# INFORMATION SHOWN
◇ ◇ ◇ ◇ ◇ ◇ ◇

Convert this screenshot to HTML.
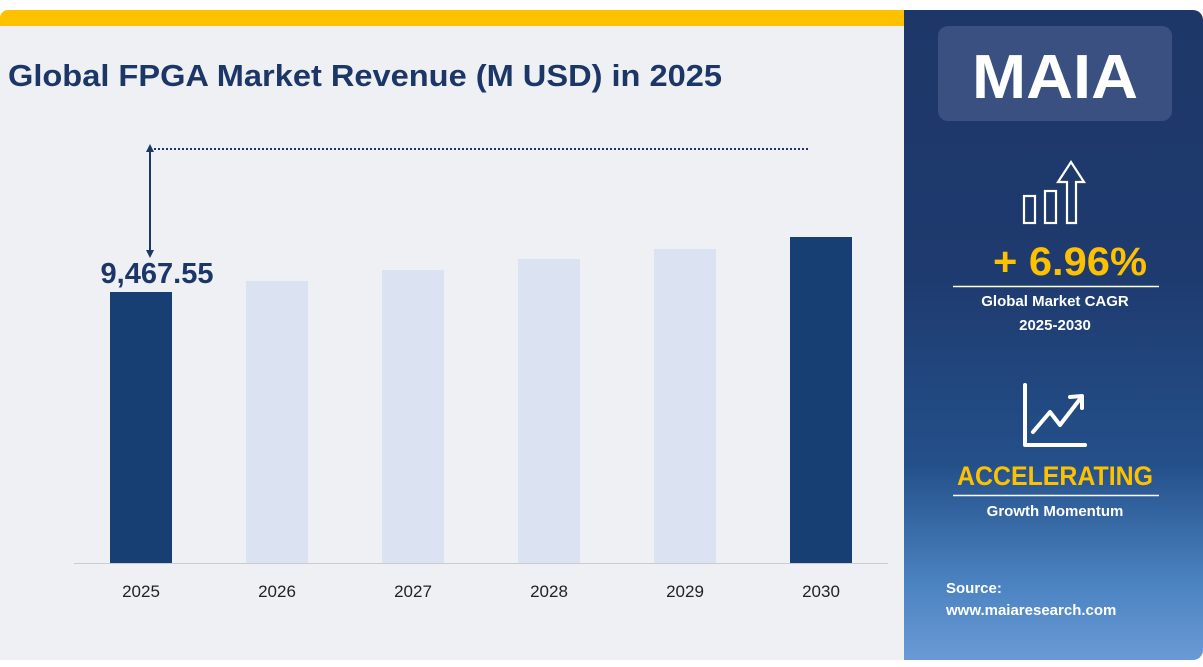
<!DOCTYPE html>
<html><head><meta charset="utf-8"><style>
body{margin:0;width:1203px;height:667px;background:#fff;position:relative;overflow:hidden;font-family:"Liberation Sans",sans-serif}
.abs{position:absolute}
</style></head><body>
<div class="abs" style="left:0;top:10px;width:904px;height:650px;background:#eff0f4;border-radius:8px 0 0 0"></div>
<div class="abs" style="left:0;top:10px;width:904px;height:16px;background:#fdc100;border-radius:8px 0 0 0"></div>
<div class="abs" style="left:904px;top:10px;width:299px;height:650px;border-radius:0 10px 10px 0;background:linear-gradient(180deg,#1e3769 0%,#1e3a6e 40%,#24508a 70%,#4a82c0 88%,#6a9ad6 100%)"></div>
<div class="abs" style="left:938px;top:26px;width:234px;height:95px;border-radius:10px;background:#3a5080"></div>
<svg class="abs" style="left:0;top:0" width="1203" height="667">
<text x="8" y="86" font-size="31" font-weight="bold" fill="#1c3767" textLength="714" lengthAdjust="spacingAndGlyphs">Global FPGA Market Revenue (M USD) in 2025</text>
<line x1="150" y1="149" x2="808" y2="149" stroke="#1c3767" stroke-width="2" stroke-dasharray="2,2"/>
<line x1="150" y1="148" x2="150" y2="254" stroke="#1c3767" stroke-width="2"/>
<polygon points="146,152 154,152 150,144" fill="#1c3767"/>
<polygon points="146,250 154,250 150,258" fill="#1c3767"/>
<text x="157" y="283" font-size="29" font-weight="bold" fill="#1c3767" text-anchor="middle" textLength="113" lengthAdjust="spacingAndGlyphs">9,467.55</text>
<rect x="110" y="292" width="62" height="271" fill="#173f73"/>
<rect x="246" y="281" width="62" height="282" fill="#dbe3f2"/>
<rect x="382" y="270" width="62" height="293" fill="#dbe3f2"/>
<rect x="518" y="259" width="62" height="304" fill="#dbe3f2"/>
<rect x="654" y="249" width="62" height="314" fill="#dbe3f2"/>
<rect x="790" y="237" width="62" height="326" fill="#173f73"/>
<line x1="74" y1="563.5" x2="888" y2="563.5" stroke="#c8ccd4" stroke-width="1"/>
<g font-size="17" fill="#222" text-anchor="middle">
<text x="141" y="597">2025</text><text x="277" y="597">2026</text><text x="413" y="597">2027</text>
<text x="549" y="597">2028</text><text x="685" y="597">2029</text><text x="821" y="597">2030</text></g>
<text x="1055" y="98" font-size="62" font-weight="bold" fill="#fff" text-anchor="middle" textLength="166" lengthAdjust="spacingAndGlyphs">MAIA</text>
<g fill="none" stroke="#fff" stroke-width="2.2">
<rect x="1024" y="196" width="11" height="27"/><rect x="1045" y="191" width="11" height="32"/>
<polygon points="1067,223 1076,223 1076,182 1084,182 1071,162 1058,182 1067,182"/>
</g>
<text x="1070" y="275" font-size="40" font-weight="bold" fill="#fdc100" text-anchor="middle" textLength="154" lengthAdjust="spacingAndGlyphs">+ 6.96%</text>
<line x1="953" y1="286.5" x2="1159" y2="286.5" stroke="#fff" stroke-width="1.5"/>
<g font-size="15" font-weight="bold" fill="#fff" text-anchor="middle">
<text x="1055" y="306">Global Market CAGR</text><text x="1055" y="330">2025-2030</text></g>
<g fill="none" stroke="#fff" stroke-width="4" stroke-linecap="round" stroke-linejoin="round">
<polyline points="1025,385 1025,445 1085,445"/>
<polyline points="1033,432 1050,412 1060,425 1080,399"/>
<polyline points="1070,397 1082,396 1082,408"/>
</g>
<text x="1055" y="485" font-size="27" font-weight="bold" fill="#fdc100" text-anchor="middle" textLength="196" lengthAdjust="spacingAndGlyphs">ACCELERATING</text>
<line x1="953" y1="495.5" x2="1159" y2="495.5" stroke="#fff" stroke-width="1.5"/>
<text x="1055" y="516" font-size="15" font-weight="bold" fill="#fff" text-anchor="middle">Growth Momentum</text>
<g font-size="15" font-weight="bold" fill="#fff">
<text x="946" y="593">Source:</text><text x="946" y="615">www.maiaresearch.com</text></g>
</svg>
</body></html>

◇ ◇ ◇ ◇ ◇ ◇ ◇

# WHAT YOU NEED TO DO
Leave the images out, please, and restate each line word for word.

# EXERCISE ANSWER
Convert this screenshot to HTML.
<!DOCTYPE html>
<html><head><meta charset="utf-8"><style>
body{margin:0;width:1203px;height:667px;background:#fff;position:relative;overflow:hidden;font-family:"Liberation Sans",sans-serif}
.abs{position:absolute}
</style></head><body>
<div class="abs" style="left:0;top:10px;width:904px;height:650px;background:#eff0f4;border-radius:8px 0 0 0"></div>
<div class="abs" style="left:0;top:10px;width:904px;height:16px;background:#fdc100;border-radius:8px 0 0 0"></div>
<div class="abs" style="left:904px;top:10px;width:299px;height:650px;border-radius:0 10px 10px 0;background:linear-gradient(180deg,#1e3769 0%,#1e3a6e 40%,#24508a 70%,#4a82c0 88%,#6a9ad6 100%)"></div>
<div class="abs" style="left:938px;top:26px;width:234px;height:95px;border-radius:10px;background:#3a5080"></div>
<svg class="abs" style="left:0;top:0" width="1203" height="667">
<text x="8" y="86" font-size="31" font-weight="bold" fill="#1c3767" textLength="714" lengthAdjust="spacingAndGlyphs">Global FPGA Market Revenue (M USD) in 2025</text>
<line x1="150" y1="149" x2="808" y2="149" stroke="#1c3767" stroke-width="2" stroke-dasharray="2,2"/>
<line x1="150" y1="148" x2="150" y2="254" stroke="#1c3767" stroke-width="2"/>
<polygon points="146,152 154,152 150,144" fill="#1c3767"/>
<polygon points="146,250 154,250 150,258" fill="#1c3767"/>
<text x="157" y="283" font-size="29" font-weight="bold" fill="#1c3767" text-anchor="middle" textLength="113" lengthAdjust="spacingAndGlyphs">9,467.55</text>
<rect x="110" y="292" width="62" height="271" fill="#173f73"/>
<rect x="246" y="281" width="62" height="282" fill="#dbe3f2"/>
<rect x="382" y="270" width="62" height="293" fill="#dbe3f2"/>
<rect x="518" y="259" width="62" height="304" fill="#dbe3f2"/>
<rect x="654" y="249" width="62" height="314" fill="#dbe3f2"/>
<rect x="790" y="237" width="62" height="326" fill="#173f73"/>
<line x1="74" y1="563.5" x2="888" y2="563.5" stroke="#c8ccd4" stroke-width="1"/>
<g font-size="17" fill="#222" text-anchor="middle">
<text x="141" y="597">2025</text><text x="277" y="597">2026</text><text x="413" y="597">2027</text>
<text x="549" y="597">2028</text><text x="685" y="597">2029</text><text x="821" y="597">2030</text></g>
<text x="1055" y="98" font-size="62" font-weight="bold" fill="#fff" text-anchor="middle" textLength="166" lengthAdjust="spacingAndGlyphs">MAIA</text>
<g fill="none" stroke="#fff" stroke-width="2.2">
<rect x="1024" y="196" width="11" height="27"/><rect x="1045" y="191" width="11" height="32"/>
<polygon points="1067,223 1076,223 1076,182 1084,182 1071,162 1058,182 1067,182"/>
</g>
<text x="1070" y="275" font-size="40" font-weight="bold" fill="#fdc100" text-anchor="middle" textLength="154" lengthAdjust="spacingAndGlyphs">+ 6.96%</text>
<line x1="953" y1="286.5" x2="1159" y2="286.5" stroke="#fff" stroke-width="1.5"/>
<g font-size="15" font-weight="bold" fill="#fff" text-anchor="middle">
<text x="1055" y="306">Global Market CAGR</text><text x="1055" y="330">2025-2030</text></g>
<g fill="none" stroke="#fff" stroke-width="4" stroke-linecap="round" stroke-linejoin="round">
<polyline points="1025,385 1025,445 1085,445"/>
<polyline points="1033,432 1050,412 1060,425 1080,399"/>
<polyline points="1070,397 1082,396 1082,408"/>
</g>
<text x="1055" y="485" font-size="27" font-weight="bold" fill="#fdc100" text-anchor="middle" textLength="196" lengthAdjust="spacingAndGlyphs">ACCELERATING</text>
<line x1="953" y1="495.5" x2="1159" y2="495.5" stroke="#fff" stroke-width="1.5"/>
<text x="1055" y="516" font-size="15" font-weight="bold" fill="#fff" text-anchor="middle">Growth Momentum</text>
<g font-size="15" font-weight="bold" fill="#fff">
<text x="946" y="593">Source:</text><text x="946" y="615">www.maiaresearch.com</text></g>
</svg>
</body></html>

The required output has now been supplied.